感染者数が比較的落ち着いていました昨年10月は、「ららぽーと新三郷」「三井アウトレットパーク入間」ともに前年売上を超える売上となりました。

運用ハイライト −中規模ショッピングセンター①

続きまして、18ページをご覧ください。中規模ショッピングセンターでございます。冒頭、ハイライトでご紹介しましたが、内部成長の実績といたしまして「志村ショッピングセンター」を挙げています。都営三田線の志村三丁目駅から徒歩1分の好立地にございまして、足元商圏に恵まれています。

この施設には、サミットストアとニトリ、コジマビックカメラが出店しています。地域住民の方が日常使いできる、生活に根ざした店舗として、好調な売上を継続しています。サミットさんとの、昨年11月の契約満了の機会を捉えまして、9.5パーセントの賃料増額で内部成長を実現できています。

運用ハイライト −中規模ショッピングセンター②

19ページは、「上池台東急ストア」です。この施設には、東急ストアとダイソー、ノジマが出店しています。こちらは、新契約が2022年3月からのスタートですが、大きく賃料を増額することができました。東急ストアさんのお話によりますと、売上は好調で、ネットで注文されるお客さまも増えているとのことです。

運用ハイライト −都心型商業施設

それでは、続きまして、20ページをご覧ください。新型コロナウイルスの影響をもっとも受けている都心型商業施設ですが、さまざまな環境変化に対応して店舗の入替を実施していますので、事例をご紹介します。

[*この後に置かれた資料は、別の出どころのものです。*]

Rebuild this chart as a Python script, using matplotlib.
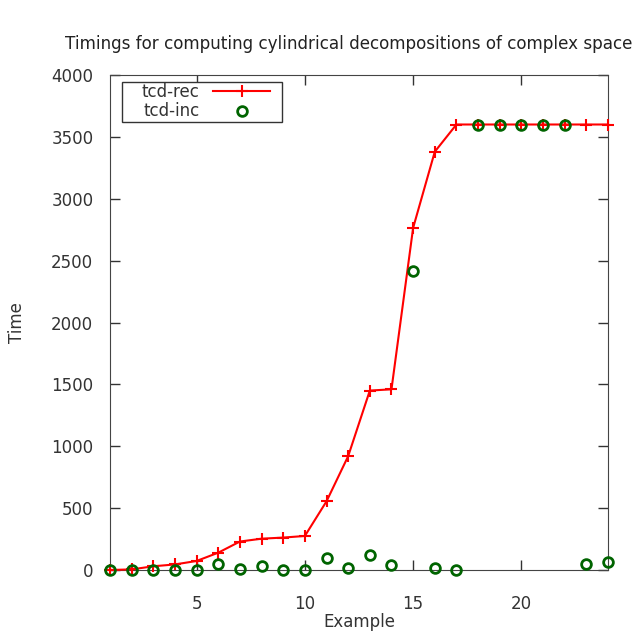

左側の写真は、「ギンザ・グラッセ」の1フロアに三井不動産が展開していますシェアオフィスの「WORK STYLING」が、昨年1月にオープンしました。

右側の写真は「池袋スクエア」ですが、「American Eagle」の後継としまして、「au Style IKEBUKURO」が昨年7月にオープンしています。

小売市場とフロンティア

続きまして、21ページをご覧ください。小売市場とフロンティアで、左上のグラフは、国内での物販系分野のeコマース比率の2019年までの推移です。昨年も伸びているものと思われますが、リアル店舗と一体となった取り組みも行われています。

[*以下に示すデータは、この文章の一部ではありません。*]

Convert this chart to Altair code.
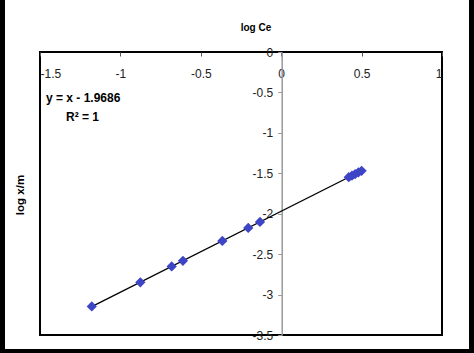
import altair as alt
import pandas as pd

log_ce = [-1.178, -0.876, -0.681, -0.611, -0.366, -0.205, -0.132, 0.42, 0.44, 0.46, 0.48, 0.50]
log_xm = [-3.147, -2.848, -2.652, -2.582, -2.336, -2.176, -2.102, -1.549, -1.529, -1.509, -1.489, -1.469]
x_ticks = [-1.5, -1, -0.5, 0, 0.5, 1]
y_ticks = [-3.5, -3, -2.5, -2, -1.5, -1, -0.5, 0]

df = pd.DataFrame({"x": log_ce, "y": log_xm})
FONT = "Liberation Sans"

xs = alt.Scale(domain=[-1.5, 1], nice=False, zero=False)
ys = alt.Scale(domain=[-3.5, 0], nice=False, zero=False)

xaxis = alt.Axis(orient="bottom", offset=-283, values=x_ticks, labelExpr="datum.value + ''",
                 domain=False, grid=False, tickColor="#555", tickSize=4, labelPadding=12,
                 labelFont=FONT, labelFontSize=12, labelColor="#222", title=None)
yaxis = alt.Axis(orient="left", offset=-241.7, values=y_ticks, labelExpr="datum.value + ''",
                 domain=True, domainColor="#999", domainWidth=1.5, grid=False, tickColor="#999",
                 tickSize=4, labelPadding=5, labelFont=FONT, labelFontSize=12, labelColor="#222",
                 title=None)

base = alt.Chart(df)

line = base.transform_regression("x", "y").mark_line(color="black", strokeWidth=1.3).encode(
    x=alt.X("x:Q", scale=xs, axis=xaxis),
    y=alt.Y("y:Q", scale=ys, axis=yaxis),
)

pts = base.mark_point(shape="diamond", filled=True, size=105, color="#3D45C6", opacity=1).encode(
    x=alt.X("x:Q", scale=xs),
    y=alt.Y("y:Q", scale=ys),
)

def label(text, x, y, size, angle=0, align="center"):
    return alt.Chart(pd.DataFrame({"t": [text]})).mark_text(
        font=FONT, fontWeight="bold", fontSize=size, angle=angle, align=align,
        baseline="middle", color="black"
    ).encode(text="t:N", x=alt.value(x), y=alt.value(y))

t_x = label("log Ce", 216, -24, 10)
t_y = label("log x/m", -19, 143, 11.5, angle=270)
eq = label("y = x - 1.9686", 6, 46, 12, align="left")
r2 = label("R² = 1", 26, 65, 12, align="left")

frame_l = alt.Chart(pd.DataFrame({"a": [0]})).mark_rule(color="black", strokeWidth=5).encode(
    x=alt.value(-37.5), y=alt.value(-52), y2=alt.value(301))
frame_r = alt.Chart(pd.DataFrame({"a": [0]})).mark_rule(color="black", strokeWidth=5).encode(
    x=alt.value(431.5), y=alt.value(-52), y2=alt.value(301))
frame_b = alt.Chart(pd.DataFrame({"a": [0]})).mark_rule(color="black", strokeWidth=4).encode(
    x=alt.value(-40), x2=alt.value(434), y=alt.value(299))

chart = alt.layer(line, pts, t_x, t_y, eq, r2, frame_l, frame_r, frame_b).properties(
    width=402, height=283,
    autosize=alt.AutoSizeParams(type="none"),
    padding={"left": 40, "top": 52, "right": 32, "bottom": 18},
    background="white",
).configure_view(stroke="black", strokeWidth=2)

chart.save("out.html", embed_options={"renderer": "svg", "actions": False})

右下の写真は、「ららぽーと」の通販サイト「&mall」の「ららぽーと新三郷」での受け取り拠点です。店舗側には、配送コストの削減や来店促進につながるというメリットがありまして、お客さまにとりましては、商品に実際に触れたり、試したり、返品が簡単にできる等のメリットがあります。

右上の表は、日本とアメリカ、イギリスの小売店舗数を比較しています。日本をアメリカと比較した場合、人口ではアメリカは日本の3倍弱ですが、小売店舗数はあまり差がありません。飲食料品店の日本の店舗数はアメリカの2倍弱あり、アパレル店舗数はほぼ同じです。

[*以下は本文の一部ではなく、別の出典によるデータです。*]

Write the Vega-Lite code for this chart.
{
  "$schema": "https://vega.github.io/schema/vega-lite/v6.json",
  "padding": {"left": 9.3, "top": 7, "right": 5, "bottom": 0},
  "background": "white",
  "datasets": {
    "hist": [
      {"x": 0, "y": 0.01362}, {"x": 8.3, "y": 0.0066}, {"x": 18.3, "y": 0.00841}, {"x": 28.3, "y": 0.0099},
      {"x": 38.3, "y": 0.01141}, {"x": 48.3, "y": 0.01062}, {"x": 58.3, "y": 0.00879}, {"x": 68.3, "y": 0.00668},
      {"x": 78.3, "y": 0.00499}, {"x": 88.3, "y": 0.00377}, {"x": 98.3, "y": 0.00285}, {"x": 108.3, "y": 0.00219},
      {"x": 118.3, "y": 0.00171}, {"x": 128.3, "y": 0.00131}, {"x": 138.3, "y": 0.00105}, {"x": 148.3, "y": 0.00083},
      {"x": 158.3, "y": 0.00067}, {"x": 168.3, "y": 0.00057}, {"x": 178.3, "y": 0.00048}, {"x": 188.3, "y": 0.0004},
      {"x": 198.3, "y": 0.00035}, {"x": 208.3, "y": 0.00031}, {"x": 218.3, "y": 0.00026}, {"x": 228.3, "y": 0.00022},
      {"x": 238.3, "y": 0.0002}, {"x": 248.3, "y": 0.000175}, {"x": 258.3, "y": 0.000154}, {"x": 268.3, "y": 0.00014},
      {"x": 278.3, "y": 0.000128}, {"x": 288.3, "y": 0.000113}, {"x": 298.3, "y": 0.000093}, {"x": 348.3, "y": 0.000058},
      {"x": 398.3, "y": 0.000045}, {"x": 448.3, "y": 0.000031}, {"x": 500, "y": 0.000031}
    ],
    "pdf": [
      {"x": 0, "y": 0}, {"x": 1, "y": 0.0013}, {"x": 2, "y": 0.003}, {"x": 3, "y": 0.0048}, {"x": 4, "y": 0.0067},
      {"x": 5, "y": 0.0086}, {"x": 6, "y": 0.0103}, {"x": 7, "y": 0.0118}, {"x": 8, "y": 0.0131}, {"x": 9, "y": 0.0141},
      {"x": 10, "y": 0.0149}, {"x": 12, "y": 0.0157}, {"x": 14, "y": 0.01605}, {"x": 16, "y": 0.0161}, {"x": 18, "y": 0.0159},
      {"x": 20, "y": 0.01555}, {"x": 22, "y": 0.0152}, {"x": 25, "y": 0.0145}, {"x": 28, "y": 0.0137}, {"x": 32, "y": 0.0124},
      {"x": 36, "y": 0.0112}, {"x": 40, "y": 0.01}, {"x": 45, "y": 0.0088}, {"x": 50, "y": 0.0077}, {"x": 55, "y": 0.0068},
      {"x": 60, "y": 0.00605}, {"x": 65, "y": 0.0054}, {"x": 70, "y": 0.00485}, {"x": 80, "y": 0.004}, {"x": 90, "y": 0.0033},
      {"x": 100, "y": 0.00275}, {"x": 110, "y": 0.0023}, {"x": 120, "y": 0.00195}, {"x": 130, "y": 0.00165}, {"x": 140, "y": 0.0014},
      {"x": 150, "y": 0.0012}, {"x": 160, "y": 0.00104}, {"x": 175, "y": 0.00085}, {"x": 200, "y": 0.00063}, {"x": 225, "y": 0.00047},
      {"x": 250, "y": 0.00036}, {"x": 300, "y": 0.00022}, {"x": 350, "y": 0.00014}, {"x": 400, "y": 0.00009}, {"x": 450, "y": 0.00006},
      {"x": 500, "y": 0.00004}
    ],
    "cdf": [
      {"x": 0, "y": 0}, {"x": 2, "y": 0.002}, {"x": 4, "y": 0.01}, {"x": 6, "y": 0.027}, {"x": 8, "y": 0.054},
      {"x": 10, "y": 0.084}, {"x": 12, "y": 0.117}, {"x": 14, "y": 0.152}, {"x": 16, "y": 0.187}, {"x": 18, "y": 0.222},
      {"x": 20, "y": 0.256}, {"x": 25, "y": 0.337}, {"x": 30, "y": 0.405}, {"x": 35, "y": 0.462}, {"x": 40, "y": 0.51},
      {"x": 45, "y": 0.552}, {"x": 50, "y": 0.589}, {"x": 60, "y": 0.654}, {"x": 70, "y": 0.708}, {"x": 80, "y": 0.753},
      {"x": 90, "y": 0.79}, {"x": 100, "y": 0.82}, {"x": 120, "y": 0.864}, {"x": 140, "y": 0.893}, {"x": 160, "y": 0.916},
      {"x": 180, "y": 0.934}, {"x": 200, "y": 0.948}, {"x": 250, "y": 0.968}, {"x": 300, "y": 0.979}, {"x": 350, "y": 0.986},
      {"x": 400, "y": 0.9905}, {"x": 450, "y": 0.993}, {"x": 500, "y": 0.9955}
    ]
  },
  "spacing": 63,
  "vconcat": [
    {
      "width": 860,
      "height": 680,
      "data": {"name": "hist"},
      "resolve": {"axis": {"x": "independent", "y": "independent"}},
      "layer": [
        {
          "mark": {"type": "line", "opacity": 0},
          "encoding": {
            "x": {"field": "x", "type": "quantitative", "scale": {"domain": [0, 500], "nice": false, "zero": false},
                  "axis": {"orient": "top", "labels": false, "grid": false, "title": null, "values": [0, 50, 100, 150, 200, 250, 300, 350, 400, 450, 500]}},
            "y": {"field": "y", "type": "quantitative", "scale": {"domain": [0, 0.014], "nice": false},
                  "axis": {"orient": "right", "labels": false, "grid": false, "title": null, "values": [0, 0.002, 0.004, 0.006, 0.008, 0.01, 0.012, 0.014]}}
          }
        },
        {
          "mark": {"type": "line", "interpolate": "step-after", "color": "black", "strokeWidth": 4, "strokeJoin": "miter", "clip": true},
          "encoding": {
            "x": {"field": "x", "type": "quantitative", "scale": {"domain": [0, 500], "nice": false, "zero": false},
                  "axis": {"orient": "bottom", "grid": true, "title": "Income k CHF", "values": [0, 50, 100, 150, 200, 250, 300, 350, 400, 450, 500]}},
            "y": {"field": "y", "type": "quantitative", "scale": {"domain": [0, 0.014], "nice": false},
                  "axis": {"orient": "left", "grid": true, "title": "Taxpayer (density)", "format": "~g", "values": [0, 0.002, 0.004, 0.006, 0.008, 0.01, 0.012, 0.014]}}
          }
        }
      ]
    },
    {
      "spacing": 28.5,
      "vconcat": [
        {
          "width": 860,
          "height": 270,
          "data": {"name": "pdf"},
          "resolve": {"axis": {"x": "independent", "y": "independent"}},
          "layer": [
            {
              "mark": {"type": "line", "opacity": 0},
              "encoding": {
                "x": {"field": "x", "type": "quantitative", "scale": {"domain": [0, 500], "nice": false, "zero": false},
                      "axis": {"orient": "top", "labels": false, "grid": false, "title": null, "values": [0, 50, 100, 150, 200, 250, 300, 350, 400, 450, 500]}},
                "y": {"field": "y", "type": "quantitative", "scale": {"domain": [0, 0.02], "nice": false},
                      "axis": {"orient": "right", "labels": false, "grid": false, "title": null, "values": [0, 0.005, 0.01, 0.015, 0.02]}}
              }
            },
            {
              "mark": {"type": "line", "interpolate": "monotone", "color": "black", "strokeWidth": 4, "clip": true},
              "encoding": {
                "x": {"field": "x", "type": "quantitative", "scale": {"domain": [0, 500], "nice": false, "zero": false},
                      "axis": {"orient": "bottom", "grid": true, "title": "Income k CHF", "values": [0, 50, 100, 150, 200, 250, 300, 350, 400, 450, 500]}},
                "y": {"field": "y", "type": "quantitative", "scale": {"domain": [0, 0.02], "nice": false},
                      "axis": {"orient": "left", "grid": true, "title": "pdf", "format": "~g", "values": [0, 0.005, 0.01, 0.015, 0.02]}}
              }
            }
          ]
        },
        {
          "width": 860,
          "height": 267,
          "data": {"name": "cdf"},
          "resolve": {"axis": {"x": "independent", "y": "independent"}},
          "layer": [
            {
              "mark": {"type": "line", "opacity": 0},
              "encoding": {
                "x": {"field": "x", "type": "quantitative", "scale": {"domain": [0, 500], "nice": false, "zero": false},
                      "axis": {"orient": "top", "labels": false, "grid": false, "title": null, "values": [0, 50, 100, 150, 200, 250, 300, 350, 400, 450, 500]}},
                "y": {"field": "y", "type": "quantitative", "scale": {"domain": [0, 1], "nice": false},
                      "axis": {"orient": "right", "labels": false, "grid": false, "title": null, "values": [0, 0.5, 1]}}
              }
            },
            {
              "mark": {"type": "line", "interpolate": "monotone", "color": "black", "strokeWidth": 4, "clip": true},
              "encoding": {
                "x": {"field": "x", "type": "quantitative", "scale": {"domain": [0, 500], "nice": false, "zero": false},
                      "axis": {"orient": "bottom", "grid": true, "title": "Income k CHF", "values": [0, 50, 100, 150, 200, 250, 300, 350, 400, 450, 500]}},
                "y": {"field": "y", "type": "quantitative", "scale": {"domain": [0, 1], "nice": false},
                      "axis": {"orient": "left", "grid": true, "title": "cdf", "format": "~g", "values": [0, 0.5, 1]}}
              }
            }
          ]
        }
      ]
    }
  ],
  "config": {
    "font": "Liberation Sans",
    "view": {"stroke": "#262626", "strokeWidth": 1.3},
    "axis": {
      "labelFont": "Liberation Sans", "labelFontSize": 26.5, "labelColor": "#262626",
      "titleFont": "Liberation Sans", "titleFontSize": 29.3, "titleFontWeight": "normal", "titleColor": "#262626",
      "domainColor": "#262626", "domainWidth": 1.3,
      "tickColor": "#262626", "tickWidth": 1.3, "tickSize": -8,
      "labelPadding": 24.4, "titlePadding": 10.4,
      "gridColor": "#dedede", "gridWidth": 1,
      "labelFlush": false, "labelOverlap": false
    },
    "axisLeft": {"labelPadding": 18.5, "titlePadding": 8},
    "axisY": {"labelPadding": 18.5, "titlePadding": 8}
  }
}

eコマース化率は、2018年の数字ですが、アメリカの約10パーセントやイギリスの約20パーセントに比べて、日本は約6パーセントと低くなっています。今後伸びる余地があるとも読めますが、日本では比較的アクセスしやすい小売の実店舗が普及しているので、欧米に比べましてEC化率が低い一因と考えることができると思います。

財務面の内部成長

続きまして、デット面での調達につきましてご説明申し上げます。1ページ飛んでいただきまして、23ページをご覧ください。

左上のグラフをご覧いただきますと、当期(第33期)に返済いたしました長期借入金の条件に比べまして、借換の際には引き続き、より好ましい条件で調達することができています。返済分0.63パーセントだったものに対しまして、0.25パーセントでの調達ができています。

その結果、右上のグラフにお示ししていますとおり、当期末時点での借入金全体の平均調達金利は0.42パーセント、平均残存年数は5年となってございます。

サステナビリティ −環境(Environment)に対する取り組み

最後に、サステナビリティに対する取り組みについてご報告します。1ページ飛んでいただきまして、25ページをご覧ください。

左下に記載のとおり、2020年のGRESBリアルエステイト評価におきまして、レーティング最上位の「5 Stars」を取得することができました。開示評価におきましても、最上位となります「A」評価を取得しました。引き続き、ステークホルダーのみなさまと協働してサステナビリティの取り組みを充実させていくとともに、その取り組みについて適切に開示していきたいと思います。

この第33期におきましては、新型コロナウイルスの影響を受けましたが、各施設の状況をタイムリーに把握しながら、安定収益基盤の確保を図ることができたと考えています。

以上、駆け足になりましたが、フロンティア不動産投資法人2020年12月期(第33期)の決算につきましての、私からのご説明は以上でございます。ご清聴いただきまして、ありがとうございました。